MDS Alert

What Do You Think?

Question: Will Part B sometimes pay for rehab therapy for a patient on hospice?

Answer: "Although it is allowable to provide Part B therapy to hospice patients, I think it's very difficult to meet the Medicare regulatory requirements outside the hospice benefit," says Roshunda Drummond-Dye, JD, associate director of payment policy for the American Physical Therapy Association. "It's totally permissible under the hospice benefit to provide therapy for quality of life. Medicare mandates it under the hospice benefit."

Consultant Beth Carpenter says "it's increasingly become hard for medical reviewers who review charts to believe everything isn't related to the hospice diagnosis. For example, if the person has cancer metastasis and breaks a bone, the medical reviewer will say the fracture is related to the medication the person is receiving or the hospice diagnosis," adds Carpenter, with Beth Carpenter and Associates in Lake Barrington, Ill.

Question: What documentation is required and/or recommended for the MDS 3.0 resident interviews?

"The documentation should include who did the interview, the date, and time -- you can record that in Section Z," says Mary Chiles, RN, RAC-CT, principal of Chiles Healthcare Consulting LLC in Richmond, Va.

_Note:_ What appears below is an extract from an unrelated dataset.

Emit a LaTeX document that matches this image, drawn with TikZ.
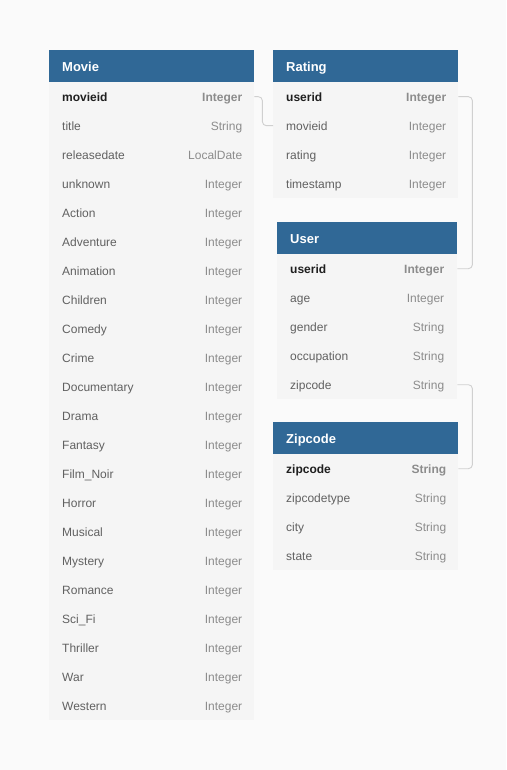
\documentclass[tikz,border=0pt]{standalone}
\usepackage{fontspec}
\setmainfont{Liberation Sans}
\usetikzlibrary{positioning}
\definecolor{erdHeadBlue}{RGB}{48,104,150}
\definecolor{erdRowGray}{RGB}{245,245,245}
\definecolor{erdPageGray}{RGB}{250,250,250}
\definecolor{erdLinkGray}{RGB}{208,208,208}
\colorlet{key text}{black!88}
\colorlet{field text}{black!62}
\colorlet{type text}{black!45}
\tikzset{
    tablehead/.style={fill=erdHeadBlue, text=white, anchor=north west, align=left,
        inner xsep=13pt, inner ysep=0pt, minimum height=32pt,
        text height=11pt, text depth=0pt, font=\bfseries\fontsize{13}{15}\selectfont},
    tablebody/.style={fill=erdRowGray},
    fieldrow/.style={anchor=north west, minimum height=29pt, inner sep=0pt},
    fieldname/.style={anchor=west, inner sep=0pt, text=field text,
        text height=10.4pt, text depth=0pt, font=\fontsize{12}{14}\selectfont},
    fieldtype/.style={fieldname, anchor=east, text=type text},
    link/.style={draw=erdLinkGray, line width=0.9pt, rounded corners=4pt}
}

\begin{document}
\begin{tikzpicture}[x=1pt, y=-1pt]
    % Page background, also fixes the size
    \fill[erdPageGray] (0,0) rectangle (506,770);

    % Movie table
    \node[tablehead, text width=179pt] (movie) at (49,50) {Movie};
    \fill[tablebody] (49,82) rectangle (254,720);
    \foreach \fname/\ftype [count=\i] in {movieid/Integer, title/String, releasedate/LocalDate,
        unknown/Integer, Action/Integer, Adventure/Integer, Animation/Integer, Children/Integer,
        Comedy/Integer, Crime/Integer, Documentary/Integer, Drama/Integer, Fantasy/Integer,
        Film\_Noir/Integer, Horror/Integer, Musical/Integer, Mystery/Integer, Romance/Integer,
        Sci\_Fi/Integer, Thriller/Integer, War/Integer, Western/Integer} {
        \node[fieldrow, minimum width=205pt] (movie-\i) at (49,{53+29*\i}) {};
        \node[fieldname] (movie-\i-name) at ([xshift=13pt]movie-\i.west)
            {\ifnum\i=1\color{key text}\bfseries\fi\fname};
        \node[fieldtype] (movie-\i-type) at ([xshift=-12pt]movie-\i.east)
            {\ifnum\i=1\bfseries\fi\ftype};
    }

    % Rating table
    \node[tablehead, text width=159pt] (rating) at (273,50) {Rating};
    \fill[tablebody] (273,82) rectangle (458,198);
    \foreach \fname/\ftype [count=\i] in {userid/Integer, movieid/Integer, rating/Integer,
        timestamp/Integer} {
        \node[fieldrow, minimum width=185pt] (rating-\i) at (273,{53+29*\i}) {};
        \node[fieldname] (rating-\i-name) at ([xshift=13pt]rating-\i.west)
            {\ifnum\i=1\color{key text}\bfseries\fi\fname};
        \node[fieldtype] (rating-\i-type) at ([xshift=-12pt]rating-\i.east)
            {\ifnum\i=1\bfseries\fi\ftype};
    }

    % User table
    \node[tablehead, text width=154pt] (user) at (277,222) {User};
    \fill[tablebody] (277,254) rectangle (457,399);
    \foreach \fname/\ftype [count=\i] in {userid/Integer, age/Integer, gender/String,
        occupation/String, zipcode/String} {
        \node[fieldrow, minimum width=180pt] (user-\i) at (277,{225+29*\i}) {};
        \node[fieldname] (user-\i-name) at ([xshift=13pt]user-\i.west)
            {\ifnum\i=1\color{key text}\bfseries\fi\fname};
        \node[fieldtype] (user-\i-type) at ([xshift=-13pt]user-\i.east)
            {\ifnum\i=1\bfseries\fi\ftype};
    }

    % Zipcode table
    \node[tablehead, text width=159pt] (zipcode) at (273,422) {Zipcode};
    \fill[tablebody] (273,454) rectangle (458,570);
    \foreach \fname/\ftype [count=\i] in {zipcode/String, zipcodetype/String, city/String,
        state/String} {
        \node[fieldrow, minimum width=185pt] (zipcode-\i) at (273,{425+29*\i}) {};
        \node[fieldname] (zipcode-\i-name) at ([xshift=13pt]zipcode-\i.west)
            {\ifnum\i=1\color{key text}\bfseries\fi\fname};
        \node[fieldtype] (zipcode-\i-type) at ([xshift=-12pt]zipcode-\i.east)
            {\ifnum\i=1\bfseries\fi\ftype};
    }

    % Relations between the tables
    \draw[link] (movie-1.east) -- ++(8,0) |- (rating-2.west);
    \draw[link] (rating-1.east) -- ++(14,0) |- (user-1.east);
    \draw[link] (user-5.east) -- ++(15,0) |- (zipcode-1.east);
\end{tikzpicture}
\end{document}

"Interviews with the residents are considered source documents when the MDS interview section is completed," says Roberta Reed, RN, MSN, senior consultant with Plante & Moran Clinical Group in Cleveland, Ohio. "If based on staff observations, you question the accuracy of the answers the resident gave, write a progress note addressing the discrepancies and proceed to care plan to meet the resident's needs."

"When the resident answers the item and it is appropriately coded, that is the supportive documentation," agrees Marilyn Mines, RN, BSN, RAC-CT, BC, manager of clinical services for FR&R Healthcare Consulting Inc. in Deerfield, Ill. She does advise documenting the time and date of the interview in the progress notes. "This is especially important for residents whose cognition fluctuates," she adds. Having that documentation can be "helpful for a resident who may present themselves differently in front of a surveyor" than what's coded on the MDS.